Provided records:
○ ○ ○ ○ ○ ○ ○
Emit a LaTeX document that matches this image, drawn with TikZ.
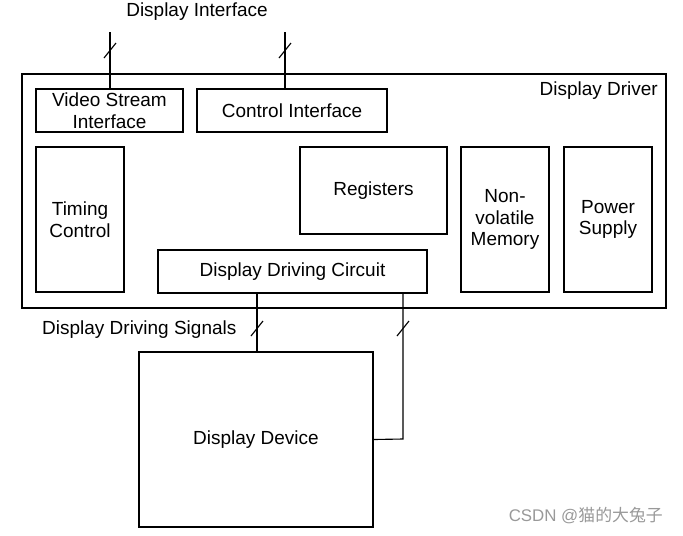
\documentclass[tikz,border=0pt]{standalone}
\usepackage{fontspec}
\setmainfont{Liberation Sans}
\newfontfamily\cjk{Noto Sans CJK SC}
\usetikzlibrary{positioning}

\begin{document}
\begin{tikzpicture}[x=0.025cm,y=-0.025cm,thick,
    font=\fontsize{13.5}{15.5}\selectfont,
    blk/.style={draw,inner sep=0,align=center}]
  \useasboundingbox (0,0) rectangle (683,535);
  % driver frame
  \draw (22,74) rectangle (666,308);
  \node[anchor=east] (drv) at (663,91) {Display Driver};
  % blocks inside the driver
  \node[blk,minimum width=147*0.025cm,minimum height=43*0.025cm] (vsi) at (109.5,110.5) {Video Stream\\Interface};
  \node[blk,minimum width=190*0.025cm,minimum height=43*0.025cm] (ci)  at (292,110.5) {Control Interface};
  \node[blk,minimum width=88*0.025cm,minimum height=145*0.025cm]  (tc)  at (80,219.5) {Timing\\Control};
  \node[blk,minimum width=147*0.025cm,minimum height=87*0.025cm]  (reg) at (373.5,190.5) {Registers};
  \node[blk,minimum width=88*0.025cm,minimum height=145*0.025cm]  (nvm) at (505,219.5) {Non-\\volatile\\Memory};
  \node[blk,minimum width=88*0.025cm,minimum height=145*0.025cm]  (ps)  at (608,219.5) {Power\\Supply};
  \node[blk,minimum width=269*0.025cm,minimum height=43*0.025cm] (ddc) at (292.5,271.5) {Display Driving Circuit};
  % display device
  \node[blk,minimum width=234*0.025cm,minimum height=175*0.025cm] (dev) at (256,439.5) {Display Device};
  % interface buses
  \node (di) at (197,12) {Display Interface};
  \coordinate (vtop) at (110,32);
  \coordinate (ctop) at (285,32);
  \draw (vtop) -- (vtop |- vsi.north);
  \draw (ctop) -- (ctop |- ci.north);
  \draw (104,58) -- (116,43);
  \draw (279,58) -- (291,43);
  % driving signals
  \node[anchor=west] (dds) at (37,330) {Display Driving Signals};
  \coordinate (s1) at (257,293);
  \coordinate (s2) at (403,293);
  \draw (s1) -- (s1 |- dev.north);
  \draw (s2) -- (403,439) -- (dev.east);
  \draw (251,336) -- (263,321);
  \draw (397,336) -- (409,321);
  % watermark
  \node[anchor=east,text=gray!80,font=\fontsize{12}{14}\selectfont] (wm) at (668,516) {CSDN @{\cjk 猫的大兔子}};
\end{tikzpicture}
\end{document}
○ ○ ○ ○ ○ ○ ○
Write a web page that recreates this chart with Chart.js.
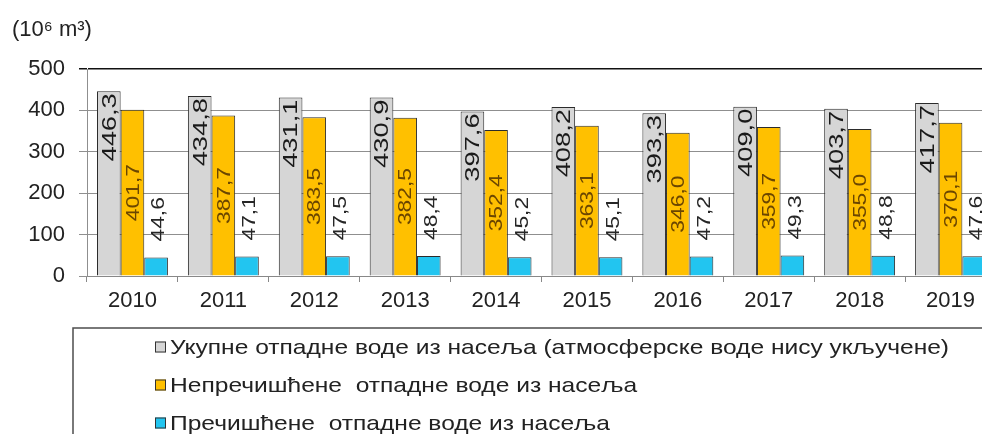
○ ○ ○ ○ ○ ○ ○
Count up the lines in the listing that hold the word "this", and give that number only.

Exercise response:
2